As a sensor device module which contains a layered metal thin film, devised is a magnetic sensor device module which includes a magnetic resistance thin film layer, formed on the semiconductor substrate thereof. For instance, the structure of a magnetic sensor device module in which a sensor formation field and an integrated circuit which performs predetermined arithmetic processing are arranged on the same plane is disclosed (refer to Patent Document 1, for example). As a foundation layer (insulating film) of the magnetic resistance thin film layer, Si thermal oxidation film is formed. At the next step, a metal electrode (aluminum film) for connecting electrically the integrated circuit and the magnetic resistance thin film layer is formed.
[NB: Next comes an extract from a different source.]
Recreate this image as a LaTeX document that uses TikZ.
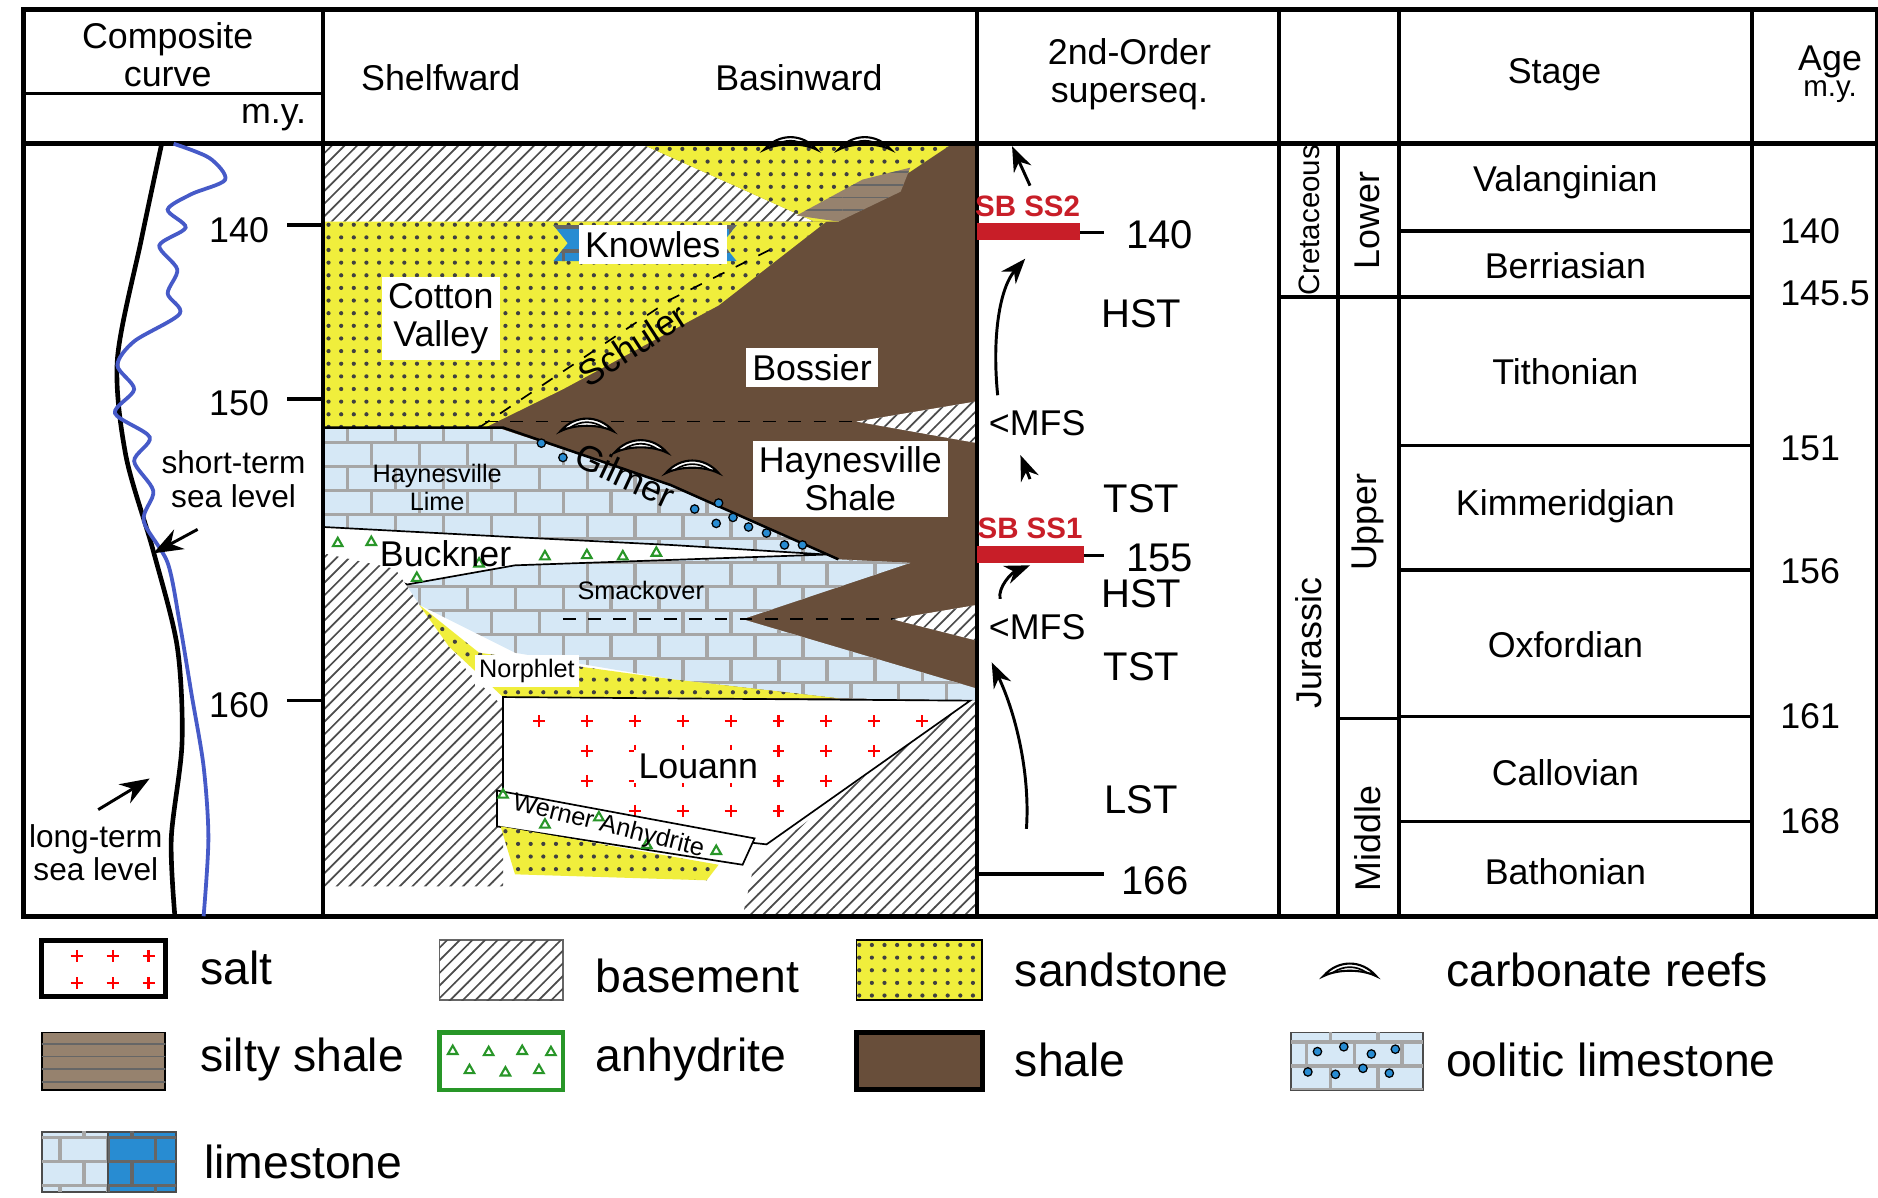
\documentclass[tikz,border=0pt]{standalone}
\usepackage{fontspec}
\setmainfont{Liberation Sans}
\usetikzlibrary{patterns,arrows.meta}
\definecolor{sandc}{RGB}{240,238,60}
\definecolor{shalec}{RGB}{104,78,58}
\definecolor{limec}{RGB}{214,232,246}
\definecolor{limedk}{RGB}{40,140,210}
\definecolor{siltc}{RGB}{150,130,110}
\definecolor{redc}{RGB}{200,30,40}
\definecolor{curvec}{RGB}{70,90,200}
\definecolor{anhc}{RGB}{40,150,40}
\tikzset{
 sand/.style={fill=sandc,postaction={pattern=dots,pattern color=black!75}},
 base/.style={fill=white,postaction={pattern=north east lines,pattern color=black!70}},
 lime/.style={fill=limec,postaction={pattern=bricks,pattern color=black!35}},
 limed/.style={fill=limedk,postaction={pattern=bricks,pattern color=black!60}},
 shale/.style={fill=shalec},
 silt/.style={fill=siltc,postaction={pattern=horizontal lines,pattern color=black!60}},
 lab/.style={font=\fontsize{8.5pt}{9pt}\selectfont,align=center},
 big/.style={font=\fontsize{8.5pt}{9pt}\selectfont,align=center,fill=white,inner sep=1.5pt},
 sml/.style={font=\fontsize{6pt}{6.5pt}\selectfont,align=center},
 leg/.style={font=\fontsize{11pt}{12pt}\selectfont,anchor=west},
 seq/.style={font=\fontsize{9.5pt}{10pt}\selectfont},
 sb/.style={font=\fontsize{7pt}{8pt}\selectfont\bfseries,text=redc},
 reef/.style={draw=black,fill=white,line width=0.5pt},
}
\newcommand{\myreef}[2]{\draw[reef] (#1-22,#2) .. controls (#1-10,#2-14) and (#1+10,#2-14) .. (#1+22,#2) .. controls (#1+10,#2-6) and (#1-10,#2-6) .. cycle; \draw (#1-14,#2-3) .. controls (#1-5,#2-9) and (#1+5,#2-9) .. (#1+14,#2-3);}
\newcommand{\tri}[2]{\draw[anhc,line width=0.5pt] (#1-4,#2+3)--(#1+4,#2+3)--(#1,#2-4)--cycle;}
\newcommand{\pluss}[2]{\draw[red,line width=0.5pt] (#1-5,#2)--(#1+5,#2) (#1,#2-5)--(#1,#2+5);}
\newcommand{\ool}[2]{\fill[limedk,draw=black,line width=0.3pt] (#1,#2) circle (3.5);}
\begin{document}
\begin{tikzpicture}[x=0.01cm,y=-0.01cm]
\useasboundingbox (0,0) rectangle (1568,1000);
% cross-section
\begin{scope}
\clip (270,120) rectangle (816,765);
\fill[white] (270,120) rectangle (816,765);
\fill[shale] (400,120)--(816,120)--(816,585)--(600,585)--(600,470)--(400,470)--cycle;
\path[base] (270,120)--(535,120)--(680,185)--(270,185)--cycle;
\path[sand] (535,120)--(795,120)--(750,150)--(700,185)--(680,185)--cycle;
\path[silt] (665,180)--(720,150)--(760,140)--(752,160)--(700,185)--cycle;
\path[sand] (270,185)--(690,185)--(600,255)--(470,325)--(405,357)--(270,357)--cycle;
\draw[dashed] (400,357)--(560,250)--(650,205);
\path[limed] (462,188)--(615,188)--(603,203)--(615,218)--(462,218)--(474,203)--cycle;
\path[lime] (270,357)--(415,357)--(560,405)--(700,467)--(760,470)--(620,517)--(816,575)--(816,585)--(700,583)--(560,567)--(430,545)--(350,505)--(330,475)--(270,455)--cycle;
\path[fill=white,draw=black,line width=0.4pt] (270,440)--(420,448)--(560,455)--(690,463)--(430,472)--(340,488)--(290,470)--(270,465)--cycle;
\draw[line width=0.6pt] (270,357)--(420,357)--(560,405)--(700,467);
\path[base] (270,462)--(330,475)--(350,505)--(390,560)--(420,590)--(420,740)--(270,740)--cycle;
\path[base] (630,720)--(790,595)--(816,585)--(816,765)--(620,765)--cycle;
\path[sand] (350,505)--(400,545)--(560,567)--(700,583)--(420,582)--(375,540)--cycle;
\path[fill=white,draw=black] (420,582)--(810,585)--(640,705)--(420,680)--cycle;
\foreach \x in {450,490,...,770} \foreach \y in {602,627,652,677} {\pgfmathparse{(\y-585)*0.9+420<\x && \x<(810-(\y-585)*1.4) ? 1 : 0}\ifnum\pgfmathresult=1 \pluss{\x}{\y}\fi}
\path[fill=white,draw=black] (415,660)--(630,700)--(620,722)--(415,690)--cycle;
\path[sand] (418,690)--(600,722)--(590,735)--(430,730)--cycle;
\draw[dashed] (405,352)--(816,352);
\draw[dashed] (470,517)--(760,517);
\path[base] (715,352)--(816,335)--(816,370)--cycle;
\path[base] (745,517)--(816,505)--(816,535)--cycle;
\draw[black,line width=0.6pt] (270,120)--(270,765);
\end{scope}
% anhydrite triangles
\foreach \x/\y in {282/453, 310/452, 348/482, 400/470, 455/464, 490/463, 520/464, 548/461, 420/663, 455/688, 500/682, 540/705, 598/710} {\tri{\x}{\y}}
% oolites
\foreach \x/\y in {452/370, 470/382, 580/425, 600/420, 612/432, 625/440, 640/445, 655/455, 670/455, 598/437} {\ool{\x}{\y}}
\myreef{490}{360}\myreef{535}{378}\myreef{578}{395}\myreef{660}{125}\myreef{722}{125}
% labels in section
\node[big] (kn) at (545,204) {Knowles};
\node[big] (cv) at (368,266) {Cotton\\Valley};
\node[lab,rotate=33] (sc) at (528,288) {Schuler};
\node[big] (bo) at (678,307) {Bossier};
\node[big] (hs) at (710,400) {Haynesville\\Shale};
\node[lab,rotate=-25] (gi) at (522,397) {Gilmer};
\node[sml] (hl) at (365,407) {Haynesville\\Lime};
\node[lab] (bu) at (372,462) {Buckner};
\node[sml] (sm) at (535,493) {Smackover};
\node[sml,fill=white,inner sep=1pt] (no) at (440,560) {Norphlet};
\node[lab,fill=white,inner sep=1pt] (lo) at (583,640) {Louann};
\node[sml,rotate=-14] (wa) at (508,690) {Werner Anhydrite};
% table grid
\draw[line width=1.2pt] (20,8) rectangle (1568,765);
\draw[line width=1.2pt] (20,120)--(1568,120);
\foreach \x in {270,816,1068,1168,1463} \draw[line width=1pt] (\x,8)--(\x,765);
\draw[line width=1pt] (1117,120)--(1117,765);
\draw[line width=0.8pt] (20,78)--(270,78);
\draw[line width=0.8pt] (1068,248)--(1168,248) (1117,600)--(1168,600);
\foreach \y in {193,248,372,476,598,686} \draw[line width=0.8pt] (1168,\y)--(1463,\y);
% headers
\node[lab] (h1) at (140,46) {Composite\\curve};
\node[lab,anchor=east] (h2) at (268,98) {m.y.};
\node[lab] (h3) at (368,65) {Shelfward};
\node[lab] (h4) at (667,65) {Basinward};
\node[lab] (h5) at (943,62) {2nd-Order\\superseq.};
\node[lab] (h6) at (1298,62) {Stage};
\node[lab] (h7) at (1528,62) {Age\\[-3pt]{\fontsize{7pt}{8pt}\selectfont m.y.}};
% periods
\node[lab,rotate=90] (cr) at (1093,184) {\fontsize{7pt}{8pt}\selectfont Cretaceous};
\node[lab,rotate=90] (ju) at (1093,537) {Jurassic};
\node[lab,rotate=90] (lw) at (1142,184) {Lower};
\node[lab,rotate=90] (up) at (1142,436) {Upper};
\node[lab,rotate=90] (md) at (1142,700) {Middle};
\foreach \n/\y in {Valanginian/152,Berriasian/222,Tithonian/310,Kimmeridgian/423,Oxfordian/538,Callovian/645,Bathonian/728} \node[lab] at (1307,\y) {\n};
\foreach \n/\y in {140/193,145.5/245,151/374,156/477,161/598,168/686} \node[lab,anchor=west] at (1474,\y) {\n};
% composite curve
\foreach \y/\n in {188/140,333/150,585/160} {\draw[line width=0.8pt] (240,\y)--(270,\y); \node[lab,anchor=east] at (237,\y+4) {\n};}
\draw[black,line width=1.1pt] plot[smooth] coordinates {(135,120)(118,200)(98,300)(105,380)(128,460)(148,540)(152,620)(143,700)(146,765)};
\draw[curvec,line width=0.9pt] plot[smooth] coordinates {(145,120)(175,132)(188,150)(160,162)(140,175)(155,190)(133,205)(148,225)(140,245)(150,262)(112,285)(98,305)(112,325)(96,345)(125,365)(112,385)(128,410)(120,435)(140,470)(150,520)(160,580)(170,640)(174,700)(170,765)};
\node[lab,font=\fontsize{7.5pt}{8pt}\selectfont] (st) at (195,400) {short-term\\sea level};
\draw[-{Stealth[length=7pt]},line width=0.7pt] (165,442)--(128,462);
\node[lab,font=\fontsize{7.5pt}{8pt}\selectfont] (lt) at (80,712) {long-term\\sea level};
\draw[-{Stealth[length=7pt]},line width=0.7pt] (82,676)--(125,650);
% superseq column
\draw[redc,line width=4pt] (816,193)--(902,193);
\draw[line width=0.8pt] (902,194)--(922,194);
\node[seq,anchor=west] at (928,196) {140};
\node[sb] at (858,172) {SB SS2};
\draw[redc,line width=4pt] (816,463)--(905,463);
\draw[line width=0.8pt] (905,464)--(922,464);
\node[seq,anchor=west] at (928,466) {155};
\node[sb] at (860,441) {SB SS1};
\draw[line width=1pt] (816,730)--(922,730);
\node[seq,anchor=west] at (924,735) {166};
\foreach \t/\x/\y in {HST/953/262,TST/953/416,HST/953/496,TST/953/557,LST/953/668} \node[seq] at (\x,\y) {\t};
\node[lab] at (866,353) {<MFS};
\node[lab] at (866,524) {<MFS};
\draw[-{Stealth[length=6pt]},line width=0.7pt] (860,155)--(845,122);
\draw[-{Stealth[length=6pt]},line width=0.7pt] (833,330) .. controls (828,280) and (835,240) .. (856,216);
\draw[-{Stealth[length=6pt]},line width=0.7pt] (860,400)--(852,380);
\draw[-{Stealth[length=6pt]},line width=0.7pt] (835,500) .. controls (833,490) and (845,478) .. (860,472);
\draw[-{Stealth[length=6pt]},line width=0.7pt] (857,692) .. controls (860,650) and (850,600) .. (828,553);
% legend
\draw[line width=1.2pt,fill=white] (35,785) rectangle (138,832);
\foreach \x in {64,94,124} \foreach \y in {798,821} {\pluss{\x}{\y}}
\node[leg] at (155,808) {salt};
\path[base,draw=black!60] (367,785) rectangle (470,835);
\node[leg] at (485,815) {basement};
\path[sand,draw=black] (715,785) rectangle (820,835);
\node[leg] at (835,810) {sandstone};
\myreef{1127}{815}
\node[leg] at (1195,810) {carbonate reefs};
\path[silt,draw=black] (35,862) rectangle (138,910);
\node[leg] at (155,885) {silty shale};
\draw[anhc,line width=1pt,fill=white] (367,862) rectangle (470,910);
\foreach \x/\y in {378/877, 392/893, 408/878, 422/895, 436/877, 450/893, 460/878} {\tri{\x}{\y}}
\node[leg] at (485,885) {anhydrite};
\draw[line width=1.2pt,shale] (715,862) rectangle (820,910);
\node[leg] at (835,885) {shale};
\path[lime,draw=black!70] (1078,862) rectangle (1188,910);
\foreach \x/\y in {1100/878, 1122/874, 1145/880, 1165/876, 1092/895, 1115/897, 1138/892, 1160/896} {\ool{\x}{\y}}
\node[leg] at (1195,885) {oolitic limestone};
\path[lime,draw=black!70] (35,945) rectangle (90,995);
\path[limed,draw=black!70] (90,945) rectangle (147,995);
\node[leg] at (158,970) {limestone};
\end{tikzpicture}
\end{document}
In order to connect the metal electrode and the magnetic resistance thin film layer electrically, a magnetic layer which consists of a Fe(x) Co(1−x) (0≤x≤0.3) layer and a non-magnetic layer which consists of a Cu layer are stacked one above the other, so that the metal electrode may be covered by those layers. At the final step, a protective film is formed. It is to be noted that the magnetic layers which each consists of a Fe(x) Co(1−x) (0≤x≤0.3) layer and the non-magnetic layers which each consists of a Cu layer will become a giant magnetoresistance element (GMR element: Giant Magnetoresistance element). As for other GMR elements, Fe/Cr, Permalloy/Cu/Co/Cu, Co/Cu, and Fe-Co/Cu are disclosed.
Further, disclosed is a structure where an interlayer insulating film is used for flattening a difference in level on the surface of the integrated circuit which performs predetermined arithmetic processing (refer to Patent Document 2, for example). The magnetic sensor device module includes a sensor formation field which is formed right above the integrated circuit. The difference in level on the surface of the integrated circuit is made flat by using a flattening film. At a first step, a silicon nitride film is formed as a foundation layer (insulating film) of the magnetic resistance thin film layer. At the next step, in order to expose the metal electrode of the integrated circuit, a portion of the protective film, the flattening film, and the insulating film is opened, and then a contact hole is formed.
Moreover, metallic wiring is processed on the silicon nitride film, and then a metal electrode is formed. The metal electrode is connected with a metal electrode of the integrated circuit via the contact hole. As the metal electrode, an aluminum film, which is generally used in the present technical field, is used. In order to connect the metal electrode and the magnetic resistance thin film layer electrically, a magnetic layer which consists of a Fe(x) Co(1−x) (0≤x≤0.3) layer and a non-magnetic layer which consists of a Cu layer are stacked one above the other, so that the metal electrode may be covered by those layers. At the final step, a silicon nitride film is formed as a protective film. The magnetic layers which each consists of a Fe(x) Co(1−x) (0≤x≤0.3) layer and the non-magnetic layers which each consists of a Cu layer function as a magnetic resistance thin film layer.
In the above mentioned contact structure of the metal electrode and the magnetic resistance thin film layer, the magnetic resistance thin film layer is comparatively thin with respect to the film thickness of the metal film. Accordingly, the contact structure becomes unstable in electrical connection, and needs to be improved in reliability. For example, in Patent Document 1, a feature of wet etching is employed to form interconnection wiring which is made from an aluminum film. The feature is in that wet etching is isotropic etching, and then, the end of the aluminum film is processed into a tapered shape. At the connection part between the magnetic resistance thin film layer and the aluminum electrode, a cross sectional shape is formed which has an advantage in mechanical stiffness.